In 2012 we saw a lot of games add an unnecessary multiplayer option as an afterthought. Journey, by contrast, is a game where multiplayer is an integral part of the experience. And that experience is – well, what is it exactly? It changes for each companion you meet along the way. Because Journey matches two random players and gives them no ability to communicate beyond actions and chirps, your relationship with the Journeymen you meet often becomes very deliberate and kind.
My first companion was helpful but hurried. He’d show me secret places and things, then fly off to the next objective faster than I could follow. We developed a good relationship, powering each other up in order to chain jumps up cliff sides. We flew across the desert, singing as we glided through the air. We skated down sand dunes like Olympic skiers on the slalom. Then, after I dropped into an underground grotto, I turned around to find that he wasn’t there. Where’s my friend? I thought, then realized that I must’ve run ahead and left him behind. There I was, underground and in the dark, and suddenly missing my guide. It occurred to me that I’d never see him again. That was the first time Journey gave me a lump in my throat.
I had other companions, some that didn’t jive and others that spent most of their time on pause, but then came a companion I knew as Short Scarf, and suddenly I was the leader. Short Scarf was rash and tended to sprint right past power-ups. He also got pummeled by stone dragons, a lot. Getting Short Scarf up the mountain required a lot of hand-holding and leading by example, but I liked him. He had a certain dogged determination to him, and I admit to taking joy in his pratfalls. On my second playthrough I met my first White Cloak. She sailed around effortlessly, showing me to every collectible in turn, waiting patiently as I struggled behind. When I moved on, she stayed behind like a Bodhisattva to help the next Journeyman.
There’s a strange thing that happens when you play Journey: You feel yourself becoming gentle. Your methods of communication are so purposeful and abstract that only broad gestures come across, and those gestures are by and large kind ones. That’s a new experience in online multiplayer, especially when playing with random matchmaking, and it’s an experience I’d like to see explored more in the future.
Honorable Mentions:
Call of Duty: Black Ops II for including a Middle Eastern undercover agent as part of their special operations team. It’s nice to see a Middle Eastern character on the good guy’s roster for once, but next time let’s not have him shoot American soldiers to “maintain his cover,” yes?
Papo & Yo, for writing the perfect game mechanics to express the horrors of parental abuse. What makes Papo & Yo so heartbreaking isn’t that Monster attacks Quico, it’s that despite Monster’s potential for violence, Quico is still entirely dependent on him. The result is a chilling status quo – Quico needs Monster in order to solve puzzles and progress in the world, yet as long as Quico stays with Monster, he’s exposing himself to harm. In the end, the constant fear of Monster’s next rampage becomes worse than the rampage itself.

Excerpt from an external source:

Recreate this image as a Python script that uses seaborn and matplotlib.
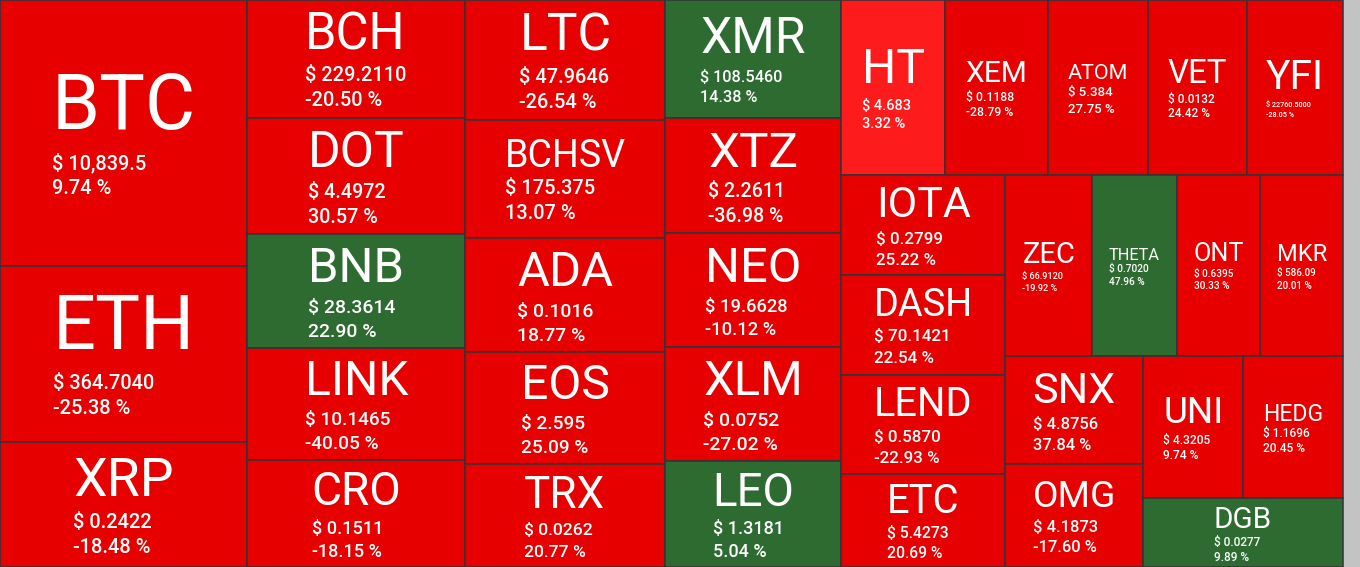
import numpy as np
import pandas as pd
import seaborn as sns
import matplotlib.pyplot as plt
from matplotlib.patches import Rectangle

# coins, in the order the treemap lays them out
symbols = ["BTC", "ETH", "XRP", "BCH", "DOT", "BNB", "LINK", "CRO",
           "LTC", "BCHSV", "ADA", "EOS", "TRX",
           "XMR", "XTZ", "NEO", "XLM", "LEO",
           "HT", "XEM", "ATOM", "VET", "YFI",
           "IOTA", "DASH", "LEND", "ETC",
           "ZEC", "THETA", "ONT", "MKR",
           "SNX", "OMG", "UNI", "HEDG", "DGB"]
prices = ["$ 10,839.5", "$ 364.7040", "$ 0.2422", "$ 229.2110", "$ 4.4972", "$ 28.3614", "$ 10.1465", "$ 0.1511",
          "$ 47.9646", "$ 175.375", "$ 0.1016", "$ 2.595", "$ 0.0262",
          "$ 108.5460", "$ 2.2611", "$ 19.6628", "$ 0.0752", "$ 1.3181",
          "$ 4.683", "$ 0.1188", "$ 5.384", "$ 0.0132", "$ 22760.5000",
          "$ 0.2799", "$ 70.1421", "$ 0.5870", "$ 5.4273",
          "$ 66.9120", "$ 0.7020", "$ 0.6395", "$ 586.09",
          "$ 4.8756", "$ 4.1873", "$ 4.3205", "$ 1.1696", "$ 0.0277"]
changes = ["9.74 %", "-25.38 %", "-18.48 %", "-20.50 %", "30.57 %", "22.90 %", "-40.05 %", "-18.15 %",
           "-26.54 %", "13.07 %", "18.77 %", "25.09 %", "20.77 %",
           "14.38 %", "-36.98 %", "-10.12 %", "-27.02 %", "5.04 %",
           "3.32 %", "-28.79 %", "27.75 %", "24.42 %", "-28.05 %",
           "25.22 %", "22.54 %", "-22.93 %", "20.69 %",
           "-19.92 %", "47.96 %", "30.33 %", "20.01 %",
           "37.84 %", "-17.60 %", "9.74 %", "20.45 %", "9.89 %"]
# tile weight
sizes = [65702, 43472, 30875, 25724, 25288, 24852, 24416, 23326,
         24000, 23600, 22800, 22400, 20600,
         20768, 20240, 20064, 20064, 18656,
         18200, 18025, 17500, 17325, 16800,
         16400, 16400, 16236, 15252,
         15747, 15385, 15023, 15023,
         14904, 14214, 14200, 14200, 13800]
groups = ["r", "r", "r", "r", "r", "g", "r", "r",
          "r", "r", "r", "r", "r",
          "g", "r", "r", "r", "g",
          "h", "r", "r", "r", "r",
          "r", "r", "r", "r",
          "r", "g", "r", "r",
          "r", "r", "r", "r", "g"]

palette = {"r": "#e60000", "g": "#2e6b31", "h": "#fd1b1b"}

W, H = 1343, 567
RATIO = 0.5 * (1 + 5 ** 0.5)


def worst(areas, fixed):
    s = sum(areas)
    f = fixed * fixed * RATIO
    return max(f * max(areas) / (s * s), (s * s) / (f * min(areas)))


def place(row, areas, fixed, rect, flush):
    x, y, w, h = rect
    horiz = fixed == w
    other = sum(areas[j] for j in row) / fixed
    span = h if horiz else w
    if flush or other > span:
        other = span
    last = x if horiz else y
    end = x + w if horiz else y + h
    out = []
    for k, j in enumerate(row):
        step = areas[j] / other
        remain = end - last
        if k == len(row) - 1 or remain < step:
            step = remain
        if horiz:
            out.append((j, last, y, step, other))
        else:
            out.append((j, x, last, other, step))
        last += step
    if horiz:
        rect = (x, y + other, w, h - other)
    else:
        rect = (x + other, y, w - other, h)
    return out, rect


def squarify(values, width, height):
    total = sum(values)
    areas = [v * width * height / total for v in values]
    rect = (0, 0, width, height)
    fixed = min(width, height)
    boxes, row, best, i = [], [], np.inf, 0
    while i < len(areas):
        row.append(i)
        score = worst([areas[j] for j in row], fixed)
        if score <= best:
            best = score
            i += 1
        else:
            row.pop()
            b, rect = place(row, areas, fixed, rect, False)
            boxes += b
            fixed = min(rect[2], rect[3])
            row, best = [], np.inf
    if row:
        b, rect = place(row, areas, fixed, rect, True)
        boxes += b
    return boxes


sns.set_theme(style="white")
plt.rcParams["font.family"] = ["Roboto", "DejaVu Sans"]

DPI = 100
fig = plt.figure(figsize=(13.6, 5.67), dpi=DPI, facecolor="#c3c3c3")
ax = fig.add_axes([0, 0, 1, 1])
ax.set_xlim(0, 1360)
ax.set_ylim(567, 0)
ax.axis("off")
renderer = fig.canvas.get_renderer()


def em_width(s, weight):
    t = ax.text(0, 0, s, fontsize=10, fontweight=weight)
    wpx = t.get_window_extent(renderer).width
    t.remove()
    return wpx / (10 * DPI / 72)


px2pt = 72 / DPI

for j, x, y, w, h in squarify(sizes, W, H):
    ax.add_patch(Rectangle((x, y), w, h, facecolor=palette[groups[j]],
                           edgecolor="#333333", linewidth=1.1))
    em_s = em_width(symbols[j], "normal")
    em_p = max(em_width(prices[j], "medium"), em_width(changes[j], "medium"))
    fs = min(0.43 * h, 0.6 * w / em_s, 77)
    fp = min(20, 0.47 * w / em_p, 0.17 * h)
    gap = 0.34 * fs
    block = 0.711 * fs + gap + 0.711 * fp + 1.25 * fp
    top = y + (h - block) / 2 + 1
    base_s = top + 0.711 * fs
    base_p = base_s + gap + 0.711 * fp
    base_c = base_p + 1.25 * fp
    bw = max(em_s * fs, em_p * fp)
    left = x + w / 2 - bw / 2
    ax.text(left, base_s, symbols[j], fontsize=fs * px2pt, color="white",
            ha="left", va="baseline")
    ax.text(left, base_p, prices[j], fontsize=fp * px2pt, color="white",
            fontweight="medium", ha="left", va="baseline")
    ax.text(left, base_c, changes[j], fontsize=fp * px2pt, color="white",
            fontweight="medium", ha="left", va="baseline")

fig.savefig("out.png", dpi=DPI, facecolor=fig.get_facecolor())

Max Payne 3, for obviously doing its homework on Brazil, though the juxtaposition of rich and poor can sometimes become overly-judgmental of a country that’s still industrializing and finding its feet.
Well, that’s 2012 sorted out. If you feel like I’ve missed anything I’d be glad if you let me know – I can’t play everything, and I’m always looking for interesting new gameplay.
Thanks for reading, and Happy New Year.